L’OCPM est encore ébranlé par la crise qu’il a traversée, et il lui faudra du temps pour regagner la confiance du public, mais Philippe Bourke croit que son existence est importante. « Son rôle est essentiel dans la démocratie, dans le développement de la ville et dans un monde de plus en plus polarisé. »

Itinérance et acceptabilité sociale

L’organisme a d’ailleurs entrepris une consultation sur l’itinérance à la demande de la Ville. Selon M. Bourke, c’est l’opposition vigoureuse à l’implantation d’un refuge pour itinérants dans Ahuntsic-Cartierville — le projet a été abandonné en juillet dernier — qui a incité la Ville à se tourner vers l’OCPM. Auparavant, d’autres projets avaient suscité de vives réactions, comme l’ouverture d’un centre de services de jour à la Maison Benoît Labre, située à côté d’une école, et le projet d’achat de l’église Sainte-Bibiane pour y accueillir une clientèle sans abri. « Les besoins sont criants, on le sait, mais là, la résistance que rencontraient les élus pour favoriser de tels projets a fait réaliser à la Ville que les dossiers ne pouvaient être traités à la pièce. »
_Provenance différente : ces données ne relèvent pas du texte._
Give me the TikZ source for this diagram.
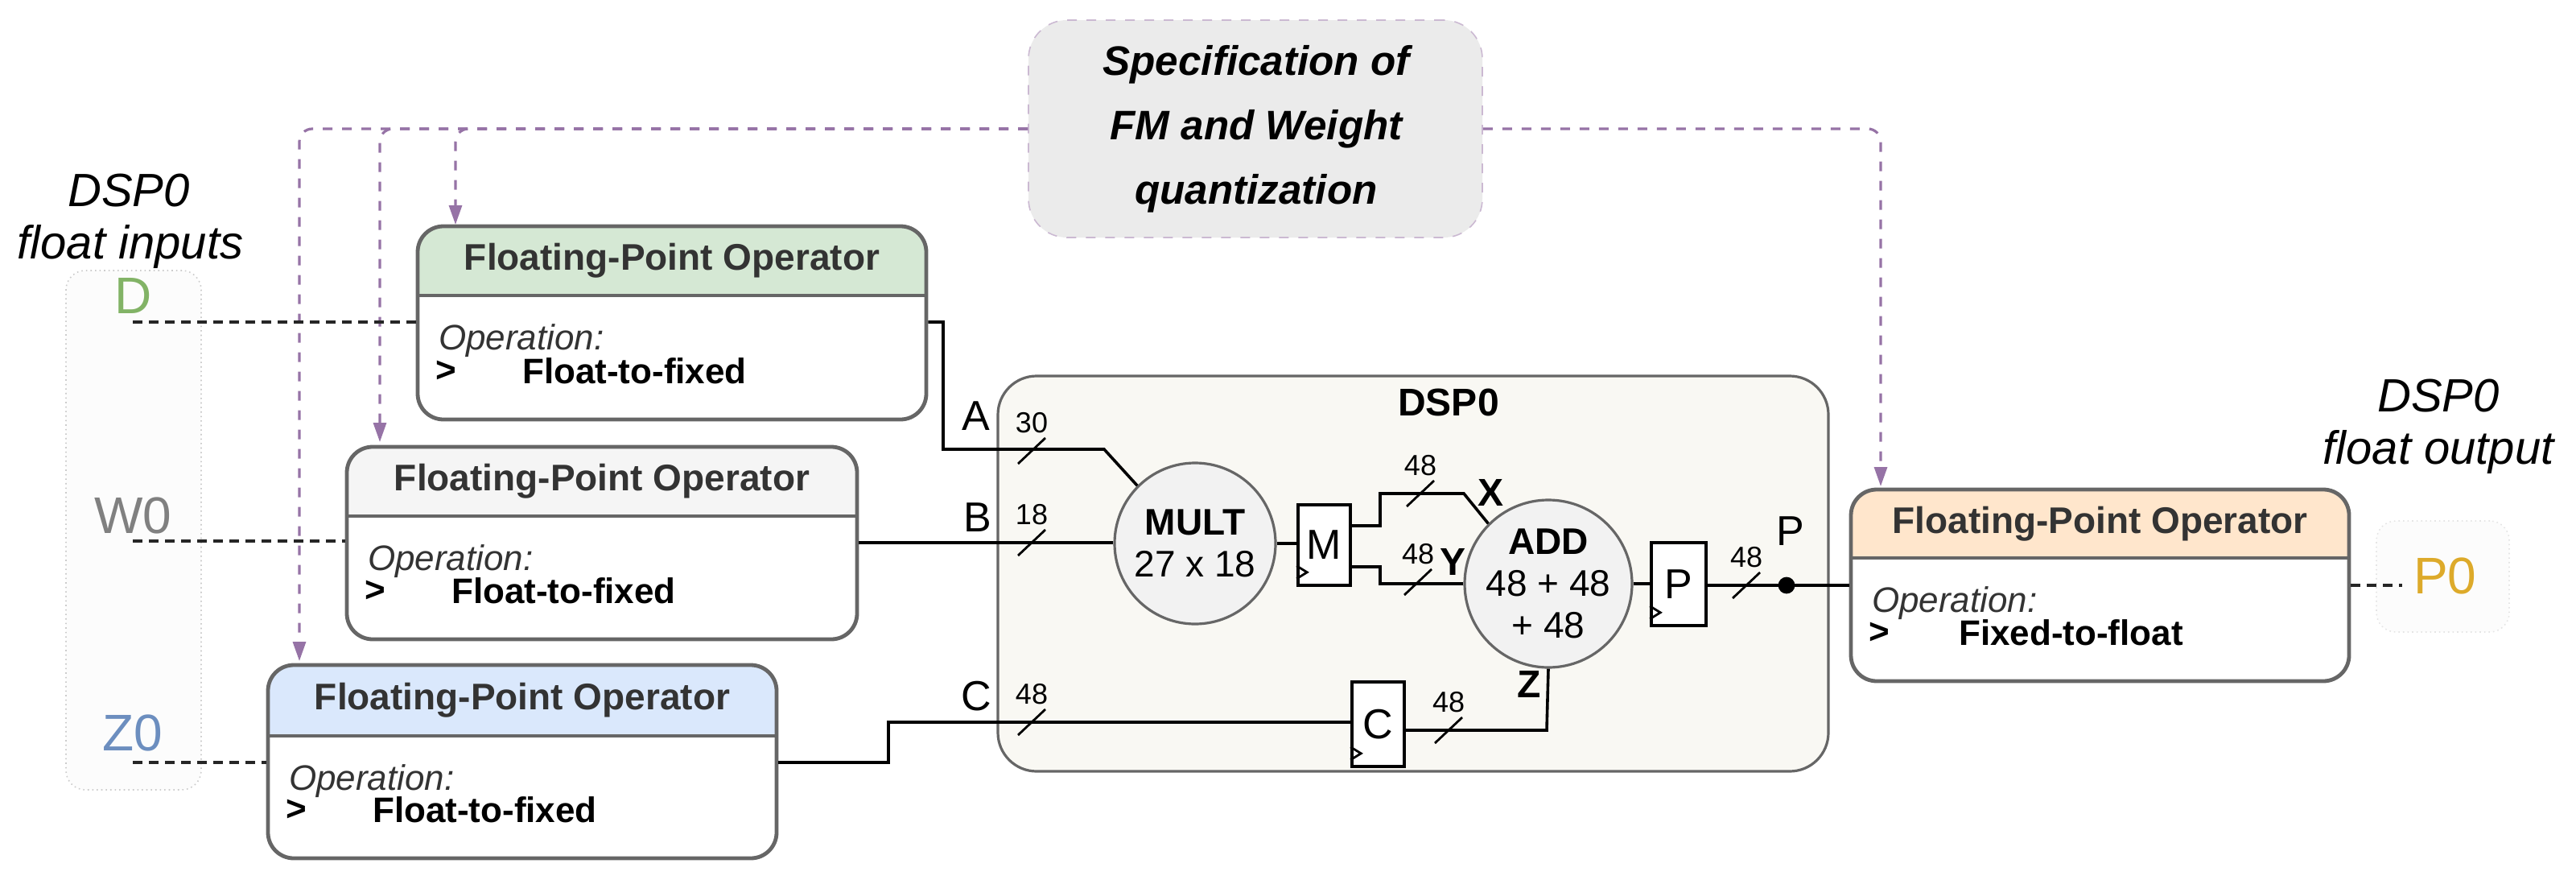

L’OCPM devra donc formuler des recommandations à la Ville pour traiter ces dossiers en s’attardant aux enjeux de cohabitation et aux conditions de succès dans l’implantation de telles ressources. À l’automne, l’OCPM a entrepris une série de rencontres avec les organismes et les chercheurs œuvrant dans le domaine de l’itinérance ainsi qu’avec la Société de transport de Montréal et le Service de police de la Ville de Montréal.

L’Office se heurte toutefois à une difficulté de taille : celle d’attirer les citoyens et les itinérants eux-mêmes. L’organisme a dû faire preuve de créativité pour joindre ces acteurs importants, allant même jusqu’à organiser un jeu de rôles et présenter une pièce de théâtre.

Selon M. Bourke, il est beaucoup plus facile d’impliquer les citoyens dans des projets précis qui les touchent directement, comme une ressource à ouvrir ou la piétonnisation permanente de la rue Wellington, qui fait l’objet d’une consultation ces jours-ci. Il a donc fallu dépêcher des brigades pour interpeller les citoyens dans les lieux publics.

Le phénomène « pas dans ma cour » côtoie un sentiment d’injustice ressenti par les citoyens qu’il faut écouter, dit-il. « Il faut se positionner entre les conditions de vie des personnes [itinérantes] et la qualité de vie des autres. Ce n’est pas facile. Ça interpelle des notions d’éthique et de vivre-ensemble », avance M. Bourke.

Le président de l’OCPM ne peut prévoir les conclusions des commissaires responsables du dossier. Il pourrait être question de distances à respecter avec les résidences et les écoles, de consultations à mener en amont et de rôles à clarifier entre Québec et la Ville, suggère-t-il. Le dépôt des mémoires est prévu pour la fin février, et le rapport devrait être déposé au début juin.